Nie propagowałem B17
Sceptyczny do tej postaci tak zwanej medycyny alternatywnej jest także lekarz, który miał styczność z osobami trafiającymi do Ryszarda Kutyby.
Stanisław M. (nie godzi się na podanie nazwiska) ponad 30 lat kierował jednym z oddziałów sądeckiego szpitala. Od roku jest na emeryturze i prowadzi prywatną praktykę w Nowym Sączu. To on przeprowadzał ogólne badania diagnostyczne pacjentów, zanim trafiali do Kosarzysk.
- Wbrew insynuacjom dziennikarskim nigdy nie propagowałem tej formy terapii - zarzeka się Stanisław M. Podkreśla, że nigdy nie stosował w swojej działalności zawodowej amigdaliny.
- Nie jestem pracownikiem wspomnianego ośrodka, nie mam wglądu w działania medyczne, czy paramedyczne, w które się on angażuje. Prawdą jest to, że miałem styczność z osobami korzystającymi jego z usług.

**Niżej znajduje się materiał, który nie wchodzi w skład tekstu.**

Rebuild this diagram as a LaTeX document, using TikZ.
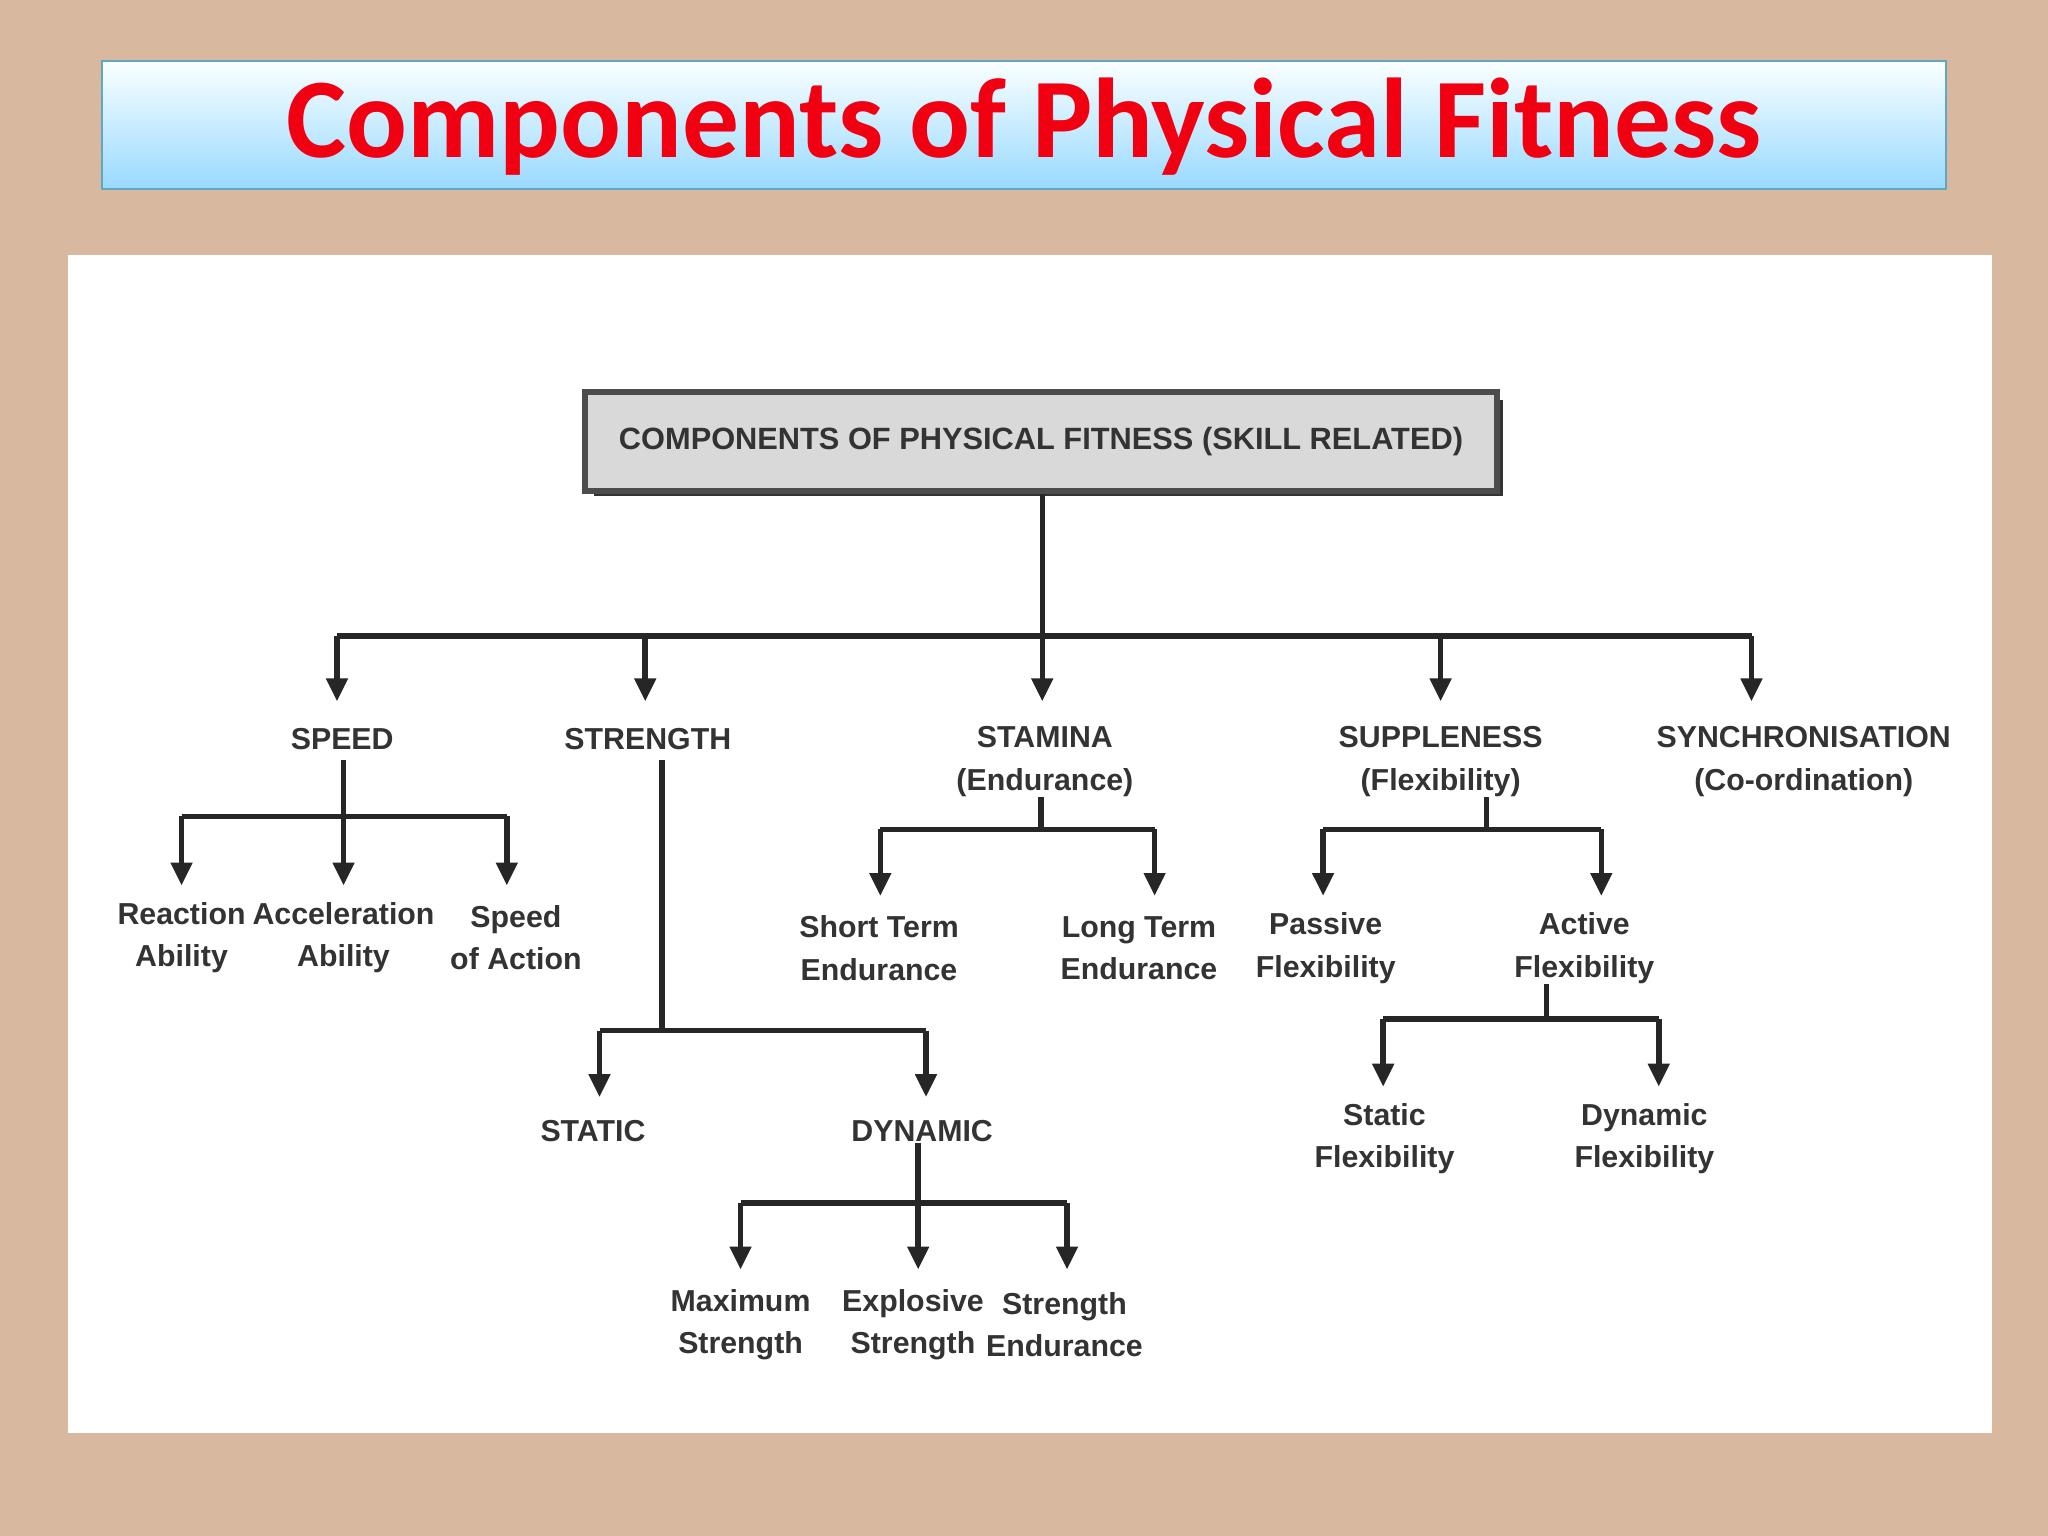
\documentclass[tikz,border=0pt]{standalone}
\usepackage{fontspec}
\setmainfont{Liberation Sans}
\newfontfamily\titlefont{Carlito}
\usetikzlibrary{arrows.meta,shadows}
\definecolor{bgtan}{HTML}{D8B89E}
\definecolor{titlered}{HTML}{F00010}
\tikzset{
 arr/.style={-{Triangle[length=5pt,width=4.5pt]},line width=1.2pt,black!85},
 ln/.style={line width=1.2pt,black!85},
 lab/.style={font=\fontsize{6.6}{9.2}\selectfont\bfseries,align=center,text=black!80,inner sep=0pt},
}
\begin{document}
\begin{tikzpicture}[x=0.01cm,y=-0.01cm]
\fill[bgtan] (0,0) rectangle (1568,1176);
\useasboundingbox (0,0) rectangle (1568,1176);
\shade[top color=white!90!cyan!20,bottom color=cyan!30!white!85!blue,draw=cyan!50!gray] (78,47) rectangle (1490,145);
\node[font=\titlefont\fontsize{24.7}{28}\selectfont\bfseries,text=titlered] (title) at (784,97) {Components of Physical Fitness};
\fill[white] (52,195) rectangle (1525,1097);
% root
\fill[black!80] (455,306) rectangle (1151,380);
\draw[fill=black!15,line width=1.2pt,draw=black!70] (448,300) rectangle (1146,376);
\node[lab,font=\fontsize{6.7}{9}\selectfont\bfseries] (root) at (797,338) {COMPONENTS OF PHYSICAL FITNESS (SKILL RELATED)};
\coordinate (rootb) at (798,378);
\coordinate (bus) at (798,487);
\foreach \n/\x in {a1/258,a2/494,a3/798,a4/1103,a5/1341} \coordinate (\n) at (\x,537);
\draw[ln] (rootb) -- (bus);
\draw[ln] (258,487) coordinate (bl) -- (1341,487) coordinate (br);
\draw[arr] (bl) -- (a1);
\draw[arr] (494,487) -- (a2);
\draw[arr] (bus) -- (a3);
\draw[arr] (1103,487) -- (a4);
\draw[arr] (br) -- (a5);
\node[lab] (speed) at (262,566) {SPEED};
\node[lab] (strength) at (496,566) {STRENGTH};
\node[lab] (stamina) at (800,583) {STAMINA\\(Endurance)};
\node[lab] (supp) at (1103,583) {SUPPLENESS\\(Flexibility)};
\node[lab] (sync) at (1381,583) {SYNCHRONISATION\\(Co-ordination)};
% speed
\draw[ln] (263,582) -- (263,625);
\draw[ln] (139,625) -- (388,625);
\draw[arr] (139,625) -- (139,678);
\draw[arr] (263,625) -- (263,678);
\draw[arr] (388,625) -- (388,678);
\node[lab] (ra) at (139,718) {Reaction\\Ability};
\node[lab] (aa) at (263,718) {Acceleration\\Ability};
\node[lab] (sa) at (395,718) {Speed\\of Action};
% strength
\draw[ln] (507,582) -- (507,789);
\draw[ln] (459,789) -- (709,789);
\draw[arr] (459,789) -- (459,840);
\draw[arr] (709,789) -- (709,840);
\node[lab] (static) at (454,866) {STATIC};
\node[lab] (dyn) at (706,866) {DYNAMIC};
\draw[ln] (dyn.south -| 703,0) -- (703,921);
\draw[ln] (567,921) -- (817,921);
\draw[arr] (567,921) -- (567,972);
\draw[arr] (703,921) -- (703,972);
\draw[arr] (817,921) -- (817,972);
\node[lab] (ms) at (567,1014) {Maximum\\Strength};
\node[lab] (es) at (699,1014) {Explosive\\Strength};
\node[lab] (se) at (815,1014) {Strength\\Endurance};
% stamina
\draw[ln] (stamina.south -| 797,0) -- (797,635);
\draw[ln] (674,635) -- (884,635);
\draw[arr] (674,635) -- (674,686);
\draw[arr] (884,635) -- (884,686);
\node[lab] (ste) at (673,726) {Short Term\\Endurance};
\node[lab] (lte) at (872,726) {Long Term\\Endurance};
% suppleness
\draw[ln] (supp.south -| 1138,0) -- (1138,635);
\draw[ln] (1013,635) -- (1226,635);
\draw[arr] (1013,635) -- (1013,686);
\draw[arr] (1226,635) -- (1226,686);
\node[lab] (pf) at (1015,726) {Passive\\Flexibility};
\node[lab] (af) at (1213,726) {Active\\Flexibility};
\draw[ln] (af.south -| 1184,0) -- (1184,780);
\draw[ln] (1059,780) -- (1270,780);
\draw[arr] (1059,780) -- (1059,832);
\draw[arr] (1270,780) -- (1270,832);
\node[lab] (sf) at (1060,872) {Static\\Flexibility};
\node[lab] (df) at (1259,872) {Dynamic\\Flexibility};
\end{tikzpicture}
\end{document}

Doktor twierdzi, że jego rola ograniczała się jedynie do przeprowadzania u pacjentów obszernego wywiadu medycznego, badań diagnostycznych, mierzenia ciśnienia tętniczego i analizy EKG. - Najwyższym nakazem etycznym lekarza jest dobro chorego. Kierując się tą zasadą zgodziłem się badać pacjentów, bo nigdy nikomu nie odmówiłem pomocy lekarskiej - wyjaśnia Stanisław M. - Trafiały do mnie osoby chore na raka, borykające się też z innymi dolegliwościami. Konsultowałem tych pacjentów nie pod kątem chorób onkologicznych, bo nie jestem z tej dziedziny medycyny specjalistą.
Lekarz podkreśla, że większość diagnozowanych osób przeszła konwencjonalną terapię medyczną (operację, radio- i chemioterapię) i były przekazane do dalszego leczenia paliatywnego. Zapewnia, że nie sprzeniewierzył się wykonywanej przez siebie profesji.
Współpracą lekarzy z inżynierem mechanikiem zainteresował się naczelny rzecznik odpowiedzialności zawodowej lekarzy. Pełniący tę funkcję lek. Grzegorz Wrona poinformował nas, że 13 lipca zostało wszczęte postępowanie w sprawie niedopuszczalnej współpracy lekarzy z Ośrodek Niekonwencjonalnej Terapii Antynowotworowej. - Podstawą do takiego kroku były informacje medialne, które uznaliśmy za wiarygodne. Będziemy wnikliwie wyjaśniać, czy do takiej współpracy ewentualnie doszło - zaznacza.
Nieznany efekt
Na terapię u Kutyby zdecydowało się około 150-200 osób. Sądeczanin nie potrafi powiedzieć, ilu z nich zostało wyleczonych.
- Medycyna sama określiła, że można o tym mówić wtedy, jeśli w okresie pięciu lat nie doszło do wznowy nowotworu - mówi Kutyba. - Tymczasem dopiero we wrześniu minie pięć lat od zastosowania terapii u pierwszej z „kuracjuszek”. Za wcześnie jest więc, żeby mówić, czy amigdalina odniosła skutek. Ja jestem przekonany, że tak.
Tyle że mieszkańcy Kosarzysk nie raz widzieli karawan przed budynkiem, gdzie leczono niekonwencjonalnie. Miejscowy ksiądz proboszcz przychodził z ostatnim namaszczeniem, gdy poprosiła go o to rodzina umierającego.
Na zadane wprost pytanie, ile osób zmarło podczas terapii i po jej zakończeniu, Ryszard Kutyba odpowiedział krótko: Nie wiem.